Here’s what gets overlooked in cross-category RFQs:
- Compliance silos: CPSIA applies to children’s footwear but not adult jeans; REACH SVHC screening covers leather dyes in Nike uppers and indigo reduction agents in denim effluent—but auditors rarely audit both scopes simultaneously.
- MOQ divergence: Denim tops run at 3,000–5,000 units per style/size; Nike-style sneakers average 6,000–12,000 units minimum—driven by last mold amortization (a single Nike Air Zoom Pegasus 40 last costs $28,500 and requires 18,000 units to break even).
- Lead time misalignment: Denim wash development takes 14–21 days; Nike shoe prototyping (including 3D-printed midsole lattice testing) averages 32–45 days before first sample approval.

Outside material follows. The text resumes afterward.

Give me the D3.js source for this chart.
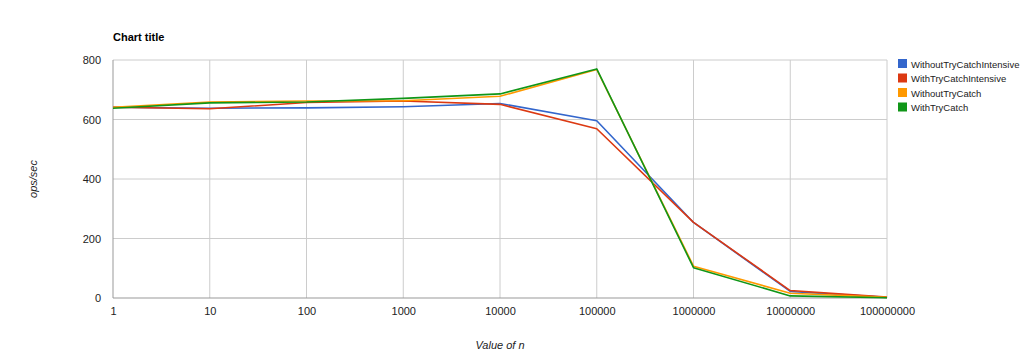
<!DOCTYPE html>
<html>
<head>
<meta charset="UTF-8">
<script src="https://d3js.org/d3.v7.min.js"></script>
<style>
    body { margin: 0; background: #fff; }
    svg { font-family: "Liberation Sans", Arial, sans-serif; }
    .tick text { font-size: 11px; fill: #222; }
</style>
</head>
<body>
<svg id="chart" width="1024" height="362"></svg>
<script>
    // Data
    const categories = ["1", "10", "100", "1000", "10000", "100000", "1000000", "10000000", "100000000"];
    const withoutTryCatchIntensive = [641, 638, 639, 643, 654, 596, 254, 22, 2];
    const withTryCatchIntensive = [641, 636, 657, 662, 651, 569, 254, 25, 3];
    const withoutTryCatch = [641, 659, 662, 663, 678, 768, 107, 16, 2];
    const withTryCatch = [638, 656, 659, 671, 686, 770, 102, 7, 1];
    const yTicks = [0, 200, 400, 600, 800];

    const series = [
        { name: "WithoutTryCatchIntensive", values: withoutTryCatchIntensive, color: "#3366cc" },
        { name: "WithTryCatchIntensive", values: withTryCatchIntensive, color: "#dc3912" },
        { name: "WithoutTryCatch", values: withoutTryCatch, color: "#ff9900" },
        { name: "WithTryCatch", values: withTryCatch, color: "#109618" }
    ];

    const svg = d3.select("#chart");
    const plotLeft = 113, plotRight = 887, plotTop = 60, plotBottom = 298;

    const x = d3.scalePoint().domain(categories).range([plotLeft, plotRight]);
    const y = d3.scaleLinear().domain([0, 800]).range([plotBottom, plotTop]);

    // Gridlines
    svg.append("g").selectAll("line").data(yTicks.slice(1)).enter().append("line")
        .attr("x1", plotLeft).attr("x2", plotRight)
        .attr("y1", d => y(d)).attr("y2", d => y(d))
        .attr("stroke", "#cccccc").attr("stroke-width", 1);
    svg.append("g").selectAll("line").data(categories.slice(1)).enter().append("line")
        .attr("x1", d => x(d)).attr("x2", d => x(d))
        .attr("y1", plotTop).attr("y2", plotBottom)
        .attr("stroke", "#cccccc").attr("stroke-width", 1);

    // Axes
    const yAxis = svg.append("g").attr("transform", `translate(${plotLeft},0)`)
        .call(d3.axisLeft(y).tickValues(yTicks).tickSize(0).tickPadding(12));
    yAxis.select(".domain").remove();
    const xAxis = svg.append("g").attr("transform", `translate(0,${plotBottom})`)
        .call(d3.axisBottom(x).tickSize(0).tickPadding(9));
    xAxis.select(".domain").remove();

    svg.append("line").attr("x1", plotLeft).attr("x2", plotLeft).attr("y1", plotTop).attr("y2", plotBottom)
        .attr("stroke", "#999999").attr("stroke-width", 1);
    svg.append("line").attr("x1", plotLeft).attr("x2", plotRight).attr("y1", plotBottom).attr("y2", plotBottom)
        .attr("stroke", "#999999").attr("stroke-width", 1);

    // Lines
    const line = d3.line().x((d, i) => x(categories[i])).y(d => y(d));
    series.forEach(s => {
        svg.append("path").datum(s.values)
            .attr("fill", "none")
            .attr("stroke", s.color)
            .attr("stroke-width", 1.6)
            .attr("stroke-linejoin", "round")
            .attr("d", line);
    });

    // Title
    svg.append("text").attr("x", plotLeft).attr("y", 41)
        .attr("font-size", 11).attr("font-weight", "bold").attr("fill", "#000")
        .text("Chart title");

    // Axis titles
    svg.append("text")
        .attr("transform", `translate(37,${(plotTop + plotBottom) / 2}) rotate(-90)`)
        .attr("text-anchor", "middle").attr("font-size", 11).attr("font-style", "italic")
        .attr("fill", "#222").text("ops/sec");
    svg.append("text").attr("x", x("10000")).attr("y", 349)
        .attr("text-anchor", "middle").attr("font-size", 11).attr("font-style", "italic")
        .attr("fill", "#222").text("Value of n");

    // Legend
    const legend = svg.append("g").selectAll("g").data(series).enter().append("g")
        .attr("transform", (d, i) => `translate(898,${59 + i * 14.5})`);
    legend.append("rect").attr("width", 9).attr("height", 9).attr("fill", d => d.color);
    legend.append("text").attr("x", 13).attr("y", 8.5)
        .attr("font-size", 9.5).attr("fill", "#222").text(d => d.name);
</script>
</body>
</html>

Material Breakdown: What Goes Into Each—and Where They Overlap
While jeans and Nike shoes serve overlapping end-users, their material ecosystems operate on different physics. Denim relies on fiber-level engineering; Nike footwear depends on polymer-phase architecture. Yet smart sourcing finds synergy—especially in sustainable innovation.
Consider recycled content: GRS-certified 100% post-consumer PET is now standard in Nike’s Flyknit uppers (up to 75% rPET by weight) and increasingly used in denim twill linings and pocket bags. Similarly, bio-based TPU (e.g., BASF’s Elastollan® Ccycled™) appears in Nike outsoles and denim waistband elastic cores—cutting VOC emissions by 42% versus virgin TPU.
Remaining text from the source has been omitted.